CGT on long-term holdings shelved for two years

Published June 20, 2015
The reaction of the market and the corporate sponsors has yet to be seen on the amendment on compulsory dividend payout.—Reuters/File
The reaction of the market and the corporate sponsors has yet to be seen on the amendment on compulsory dividend payout.—Reuters/File

KARACHI: The government seeks to exempt capital gains tax (CGT) for the tax years 2015 and 2016 on the disposal of securities whose holding period is more than four years.

A new slab has been introduced in the budget 2015-16, proposing CGT at 7.5 per cent for holdings between two and four years. The CGT on holdings for period of less than four years seems to have remained the same as proposed in the budget.

A rise of 2.5 percentage points to 15pc from 12.5pc on holdings for less than one year, and to 12.5pc from 10pc on holdings between one and two years was introduced in the budget.

Take a look :No fireworks for capital markets

Several market players thought that the slab for holdings of over four years had been shelved by the government for the time being after an uproar by the institutions. “The slab would have generally impacted long-term holders of equity, which are either the institutions or the foreign investors,” confided a senior analysts, adding that they may have used their clout to seek waiver through powerful brokers.

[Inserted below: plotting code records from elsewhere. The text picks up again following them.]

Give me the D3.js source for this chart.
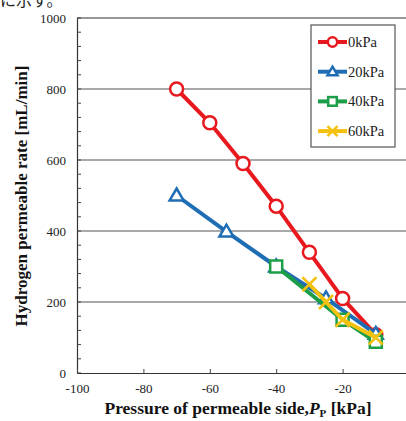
<!DOCTYPE html>
<html>
<head>
  <meta charset="utf-8">
  <script src="https://cdn.jsdelivr.net/npm/d3@7"></script>
  <style>
    body { margin: 0; background: #fff; }
    svg { display: block; }
  </style>
</head>
<body>
<svg id="chart" width="406" height="421"></svg>
<script>
  // series data
  const names = ['0kPa', '20kPa', '40kPa', '60kPa'];
  const colors = ['#e8191e', '#1f6db4', '#1c9e49', '#f4c10f'];
  const shapes = ['circle', 'triangle', 'square', 'cross'];
  const s0 = [[-70, 800], [-60, 705], [-50, 590], [-40, 470], [-30, 340], [-20, 210], [-10, 108]];
  const s20 = [[-70, 500], [-55, 398], [-40, 300], [-25, 210], [-10, 110]];
  const s40 = [[-40, 300], [-20, 150], [-10, 88]];
  const s60 = [[-30, 250], [-25, 200], [-20, 150], [-10, 100]];
  const series = [s0, s20, s40, s60];
  const xTicks = [-100, -80, -60, -40, -20];
  const yTicks = [0, 200, 400, 600, 800, 1000];

  const svg = d3.select('#chart');
  const x = d3.scaleLinear().domain([-100, 0]).range([77, 409]);
  const y = d3.scaleLinear().domain([0, 1000]).range([373, 18]);
  const serif = '"Liberation Serif", "Times New Roman", serif';

  // caption line cut by the top edge
  svg.append('text')
    .attr('x', 0).attr('y', 6)
    .attr('font-family', '"Noto Sans CJK JP", sans-serif')
    .attr('font-size', 16)
    .attr('fill', '#222')
    .text('に示す。');

  // gridlines
  svg.append('g').selectAll('line')
    .data(yTicks.filter(d => d > 0 && d < 1000))
    .join('line')
    .attr('x1', x(-100)).attr('x2', 406)
    .attr('y1', d => y(d)).attr('y2', d => y(d))
    .attr('stroke', '#555').attr('stroke-width', 1.2);

  // y axis
  const yAxis = svg.append('g').attr('transform', `translate(${x(-100)},0)`)
    .call(d3.axisLeft(y).tickValues(yTicks).tickSize(0).tickPadding(11).tickFormat(d => String(d)));
  yAxis.select('.domain').attr('stroke', '#333').attr('stroke-width', 1.2);
  yAxis.selectAll('text').attr('font-family', serif).attr('font-size', 13).attr('fill', '#222');
  // minor ticks inside
  svg.append('g').selectAll('line')
    .data(d3.range(0, 1001, 40))
    .join('line')
    .attr('x1', x(-100)).attr('x2', x(-100) + 4)
    .attr('y1', d => y(d)).attr('y2', d => y(d))
    .attr('stroke', '#444').attr('stroke-width', 1);

  // x axis
  const xAxis = svg.append('g').attr('transform', `translate(0,${y(0)})`)
    .call(d3.axisBottom(x).tickValues(xTicks).tickSizeInner(-4).tickSizeOuter(0).tickPadding(11).tickFormat(d => String(d)));
  xAxis.select('.domain').attr('stroke', '#333').attr('stroke-width', 1.2);
  xAxis.selectAll('.tick line').attr('stroke', '#444');
  xAxis.selectAll('text').attr('font-family', serif).attr('font-size', 13).attr('fill', '#222');

  // top border
  svg.append('line')
    .attr('x1', x(-100)).attr('x2', 406)
    .attr('y1', y(1000)).attr('y2', y(1000))
    .attr('stroke', '#333').attr('stroke-width', 1.2);

  // marker helper
  function marker(g, shape, color, cx, cy, k) {
    const s = k || 1;
    if (shape === 'circle') {
      g.append('circle').attr('cx', cx).attr('cy', cy).attr('r', 6.5 * s)
        .attr('fill', '#fff').attr('stroke', color).attr('stroke-width', 2.5);
    } else if (shape === 'triangle') {
      const h = 7 * s;
      g.append('path')
        .attr('d', `M${cx},${cy - h}L${cx + h},${cy + h * 0.7}L${cx - h},${cy + h * 0.7}Z`)
        .attr('fill', '#fff').attr('stroke', color).attr('stroke-width', 2.5);
    } else if (shape === 'square') {
      const h = 6 * s;
      g.append('rect').attr('x', cx - h).attr('y', cy - h).attr('width', 2 * h).attr('height', 2 * h)
        .attr('fill', '#fff').attr('stroke', color).attr('stroke-width', 2.5);
    } else {
      const h = 7 * s;
      g.append('path')
        .attr('d', `M${cx - h},${cy - h}L${cx + h},${cy + h}M${cx + h},${cy - h}L${cx - h},${cy + h}`)
        .attr('fill', 'none').attr('stroke', color).attr('stroke-width', 2.5);
    }
  }

  const line = d3.line().x(d => x(d[0])).y(d => y(d[1]));
  series.forEach((data, i) => {
    const g = svg.append('g');
    g.append('path').datum(data).attr('d', line)
      .attr('fill', 'none').attr('stroke', colors[i]).attr('stroke-width', 4);
    data.forEach(d => marker(g, shapes[i], colors[i], x(d[0]), y(d[1])));
  });

  // legend
  const lg = svg.append('g');
  lg.append('rect').attr('x', 311).attr('y', 25).attr('width', 84).attr('height', 122)
    .attr('fill', '#fff').attr('stroke', '#555').attr('stroke-width', 1.2);
  names.forEach((n, i) => {
    const ly = 42 + i * 29.7;
    lg.append('line').attr('x1', 318).attr('x2', 347).attr('y1', ly).attr('y2', ly)
      .attr('stroke', colors[i]).attr('stroke-width', 4);
    marker(lg, shapes[i], colors[i], 332.5, ly, 0.72);
    lg.append('text').attr('x', 348).attr('y', ly + 5)
      .attr('font-family', serif).attr('font-size', 14.5).attr('fill', '#222').text(n);
  });

  // axis titles
  const xt = svg.append('text')
    .attr('x', 238).attr('y', 414)
    .attr('text-anchor', 'middle')
    .attr('font-family', serif).attr('font-size', 17.5).attr('font-weight', 'bold').attr('fill', '#111');
  xt.append('tspan').text('Pressure of permeable side,');
  xt.append('tspan').attr('font-style', 'italic').text('P');
  xt.append('tspan').attr('font-size', 11).attr('dy', 3).text('P');
  xt.append('tspan').attr('dy', -3).text(' [kPa]');

  svg.append('text')
    .attr('transform', 'translate(27,196) rotate(-90)')
    .attr('text-anchor', 'middle')
    .attr('font-family', serif).attr('font-size', 17).attr('font-weight', 'bold').attr('fill', '#111')
    .text('Hydrogen permeable rate [mL/min]');
</script>
</body>
</html>
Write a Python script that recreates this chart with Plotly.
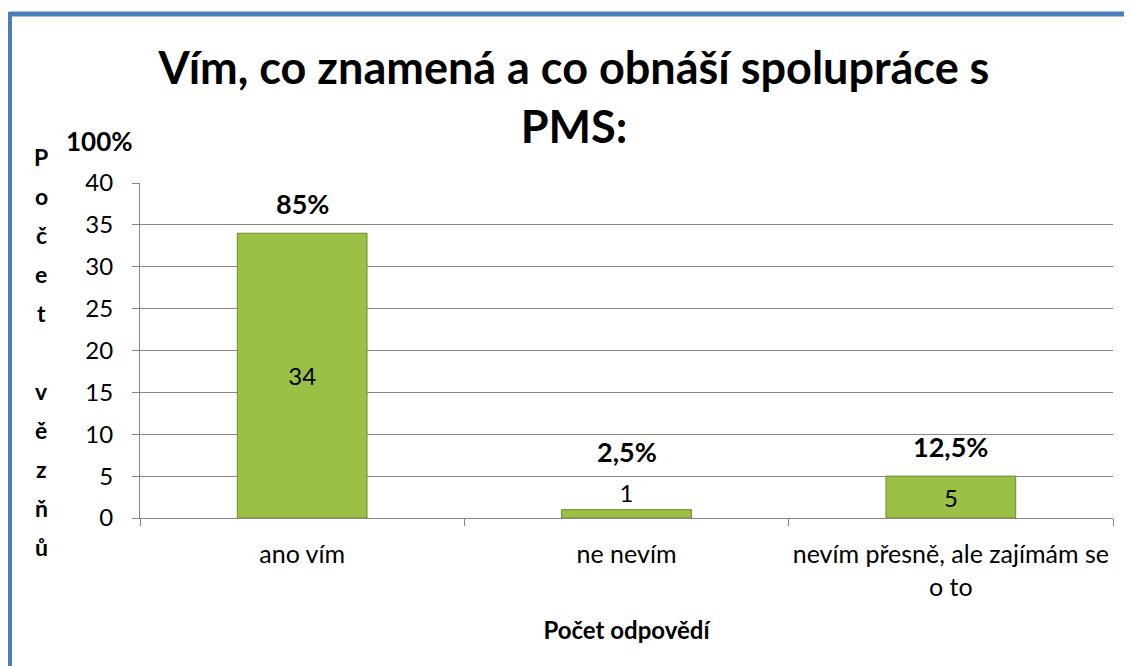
import plotly.graph_objects as go

# data
categories = ["ano vím", "ne nevím", "nevím přesně, ale zajímám se<br>o to"]
counts = [34, 1, 5]
percent_labels = ["85%", "2,5%", "12,5%"]
y_title_letters = ["P", "o", "č", "e", "t", "", "v", "ě", "z", "ň", "ů"]

FONT = "Lato"
W, H = 1132, 666
OFF = 8  # okraj stranky (body margin)
# pozice plochy grafu na obrazovce: x 140..1113, y 183..518
ML, MT = 140 - OFF, 183 - OFF
MR, MB = W - (1113 - OFF), H - (518 - OFF)
PW, PH = W - ML - MR, H - MT - MB
GRID = "#868686"
BLUE = "#4a7ebb"


def px_x(px):
    return (px - OFF - ML) / PW


def px_y(py):
    return (H - MB - (py - OFF)) / PH


fig = go.Figure()

# sloupce
fig.add_trace(go.Bar(
    x=categories, y=counts,
    text=[str(c) for c in counts],
    textposition=["inside" if c > 2 else "outside" for c in counts],
    insidetextanchor="middle",
    textangle=0,
    cliponaxis=False,
    textfont=dict(family=FONT, size=24, color="black"),
    marker=dict(color="#9ac045", line=dict(color="#6e8b2a", width=1)),
    showlegend=False,
))

# procenta nad sloupci
for cat, val, lab in zip(categories, counts, percent_labels):
    fig.add_annotation(x=cat, y=val, text="<b>%s</b>" % lab, showarrow=False,
                       yanchor="bottom", yshift=40 if val <= 2 else 11,
                       font=dict(family=FONT, size=27, color="black"))

# popisek osy y po pismenech
for i, ch in enumerate(y_title_letters):
    if not ch:
        continue
    fig.add_annotation(xref="paper", yref="paper", x=px_x(41), y=px_y(157 + 39 * i),
                       text="<b>%s</b>" % ch, showarrow=False,
                       xanchor="center", yanchor="middle",
                       font=dict(family=FONT, size=23, color="black"))

fig.add_annotation(xref="paper", yref="paper", x=px_x(135), y=px_y(141),
                   text="<b>100%</b>", showarrow=False,
                   xanchor="right", yanchor="middle",
                   font=dict(family=FONT, size=26, color="black"))

# modry ramecek vlevo a nahore
fig.add_shape(type="line", xref="paper", yref="paper",
              x0=px_x(9.5), x1=px_x(W + 20), y0=px_y(14), y1=px_y(14),
              line=dict(color=BLUE, width=5))
fig.add_shape(type="line", xref="paper", yref="paper",
              x0=px_x(9.5), x1=px_x(9.5), y0=px_y(12), y1=px_y(H + 20),
              line=dict(color=BLUE, width=5))

fig.update_layout(
    width=W, height=H,
    margin=dict(l=ML, r=MR, t=MT, b=MB, autoexpand=False),
    paper_bgcolor="white", plot_bgcolor="white",
    font=dict(family=FONT, color="black"),
    title=dict(text="<b>Vím, co znamená a co obnáší spolupráce s<br>PMS:</b>",
               x=0.5, xanchor="center", y=1 - 76 / H, yanchor="top",
               font=dict(family=FONT, size=45, color="black")),
    bargap=0.6,
)

fig.update_xaxes(
    automargin=False,
    tickangle=0,
    showline=True, linecolor=GRID, linewidth=1,
    ticks="outside", tickson="boundaries", ticklen=7, tickcolor=GRID,
    ticklabelstandoff=14,
    tickfont=dict(family=FONT, size=25, color="black"),
    title=dict(text="<b>Počet odpovědí</b>", standoff=22,
               font=dict(family=FONT, size=24, color="black")),
)
fig.update_yaxes(
    automargin=False,
    range=[0, 40], dtick=5,
    showgrid=True, gridcolor=GRID, gridwidth=1,
    showline=True, linecolor=GRID, linewidth=1,
    ticks="outside", ticklen=7, tickcolor=GRID,
    ticklabelstandoff=14,
    zeroline=False,
    tickfont=dict(family=FONT, size=24, color="black"),
)

fig.write_html("out.html")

Another significant change for the capital market that lacked clarity was the mode of levy of compulsory dividend payout. The budget had proposed that in case of a public company other than a scheduled bank or a Modaraba, which does not distribute cash dividends within six months of the end of the tax year or distributes dividends to such an extent that its reserves, after such distribution, are in excess of full amount of its paid-up capital, the excess amount would be taxed at the rate of 10pc.

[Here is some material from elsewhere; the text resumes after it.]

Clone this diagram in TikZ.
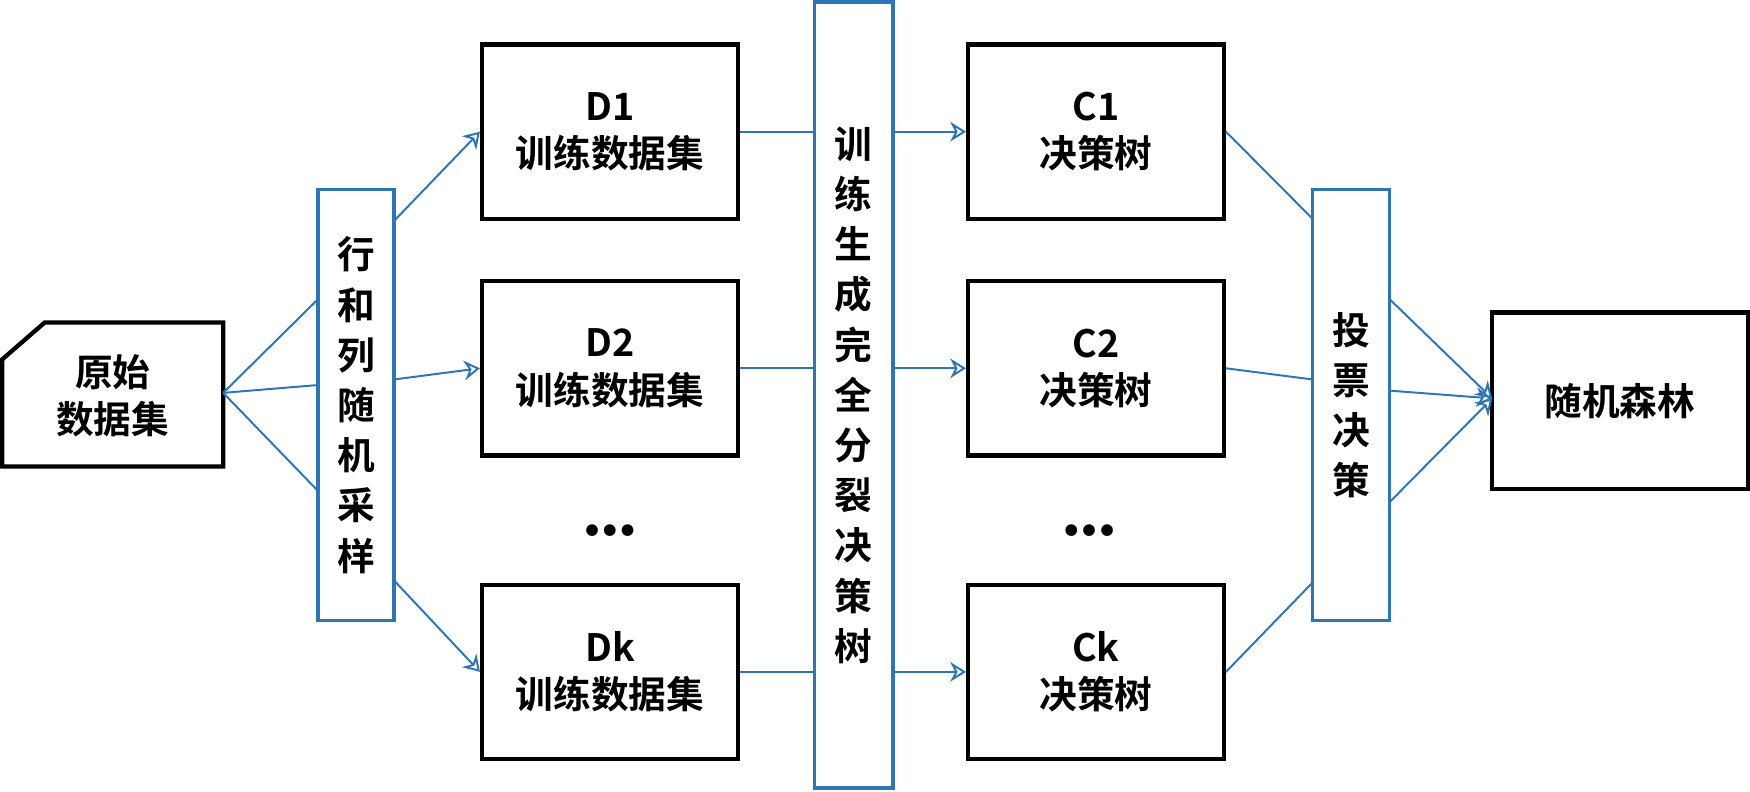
\documentclass[tikz,border=0pt]{standalone}
\usepackage{fontspec}
\setmainfont{Noto Sans CJK SC Bold}
\usetikzlibrary{arrows.meta}
\definecolor{bl}{RGB}{46,117,182}
\begin{document}
\begin{tikzpicture}[x=0.01cm,y=-0.01cm,
  bbox/.style={draw=black,line width=1.1pt,minimum width=2.29cm,minimum height=1.56cm,align=center,font=\fontsize{9.6}{12}\selectfont,inner sep=0pt},
  vbar/.style={draw=bl,line width=0.9pt,align=center,font=\fontsize{9.6}{12.8}\selectfont,inner sep=0pt},
  ln/.style={draw=bl,line width=0.5pt},
  ar/.style={ln,-{Stealth[open,length=4pt,width=5pt]}}]
\useasboundingbox (0,0) rectangle (1568,709);
% source
\draw[line width=1.1pt] (2,322) -- (40,289) -- (200,289) -- (200,418) -- (2,418) -- cycle;
\node[align=center,font=\fontsize{9.6}{12}\selectfont] (src) at (101,355) {原始\\数据集};
\coordinate (s) at (200,352);
% sampling bar
\node[vbar,minimum width=0.68cm,minimum height=3.86cm] (samp) at (319,363) {行\\和\\列\\随\\机\\采\\样};
% D boxes
\node[bbox] (d1) at (546.5,118) {D1\\训练数据集};
\node[bbox] (d2) at (546.5,330) {D2\\训练数据集};
\node[bbox] (dk) at (546.5,602) {Dk\\训练数据集};
\node[font=\fontsize{7}{9}\selectfont] (dd) at (546.5,476) {$\bullet\!\bullet\!\bullet$};
% middle bar
\node[vbar,minimum width=0.70cm,minimum height=7.04cm] (mid) at (765,354) {训\\练\\生\\成\\完\\全\\分\\裂\\决\\策\\树};
% C boxes
\node[bbox] (c1) at (982,118) {C1\\决策树};
\node[bbox] (c2) at (982,330) {C2\\决策树};
\node[bbox] (ck) at (982,602) {Ck\\决策树};
\node[font=\fontsize{7}{9}\selectfont] (cd) at (976,476) {$\bullet\!\bullet\!\bullet$};
% vote bar
\node[vbar,minimum width=0.69cm,minimum height=3.86cm] (vote) at (1210.5,363) {投\\票\\决\\策};
% forest
\node[bbox,minimum height=1.58cm] (rf) at (1451.5,359) {随机森林};
% connectors
\draw[ln] (s) -- (285,268); \draw[ln] (s) -- (285,345); \draw[ln] (s) -- (285,440);
\draw[ar] (353,198) -- (d1.west);
\draw[ar] (353,340) -- (d2.west);
\draw[ar] (353,520) -- (dk.west);
\draw[ln] (d1.east) -- (mid.west |- d1.east);
\draw[ln] (d2.east) -- (mid.west |- d2.east);
\draw[ln] (dk.east) -- (mid.west |- dk.east);
\draw[ar] (mid.east |- c1.west) -- (c1.west);
\draw[ar] (mid.east |- c2.west) -- (c2.west);
\draw[ar] (mid.east |- ck.west) -- (ck.west);
\draw[ln] (c1.east) -- (1176,196);
\draw[ln] (c2.east) -- (1176,340);
\draw[ln] (ck.east) -- (1176,522);
\coordinate (r) at (1337,357);
\draw[ar] (1245,268) -- (r);
\draw[ar] (1245,350) -- (r);
\draw[ar] (1245,450) -- (r);
\end{tikzpicture}
\end{document}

The proposed amendment suggests that in the context of tax on undistributed reserves, “companies with huge reserves to be given the option to distribute at least 40pc of profits or 50pc of the paid-up capital”.

According to the KSE annual report for 2014, out of 562 listed companies as many 114 did not share the corporate profits with the shareholders despite earning profit.

Although many analysts believe that the regulation would either raise cash payouts of such companies or speed up expansion plans, others still see it as infringement on the right of the company boards.

Whether the corporates earning profit should be forced to pay dividend or the decision between payout and retention should be left to the company boards has remained a subject of intense debate.

The reaction of the market and the corporate sponsors has yet to be seen on the amendment on compulsory dividend payout.

Another taxation measure unlikely to find favour with the investors is the increase in withholding tax rate on dividend by 2.5pps to 12.5pc. Yet, the finance minister has remained adamant on seeking that pound of flesh.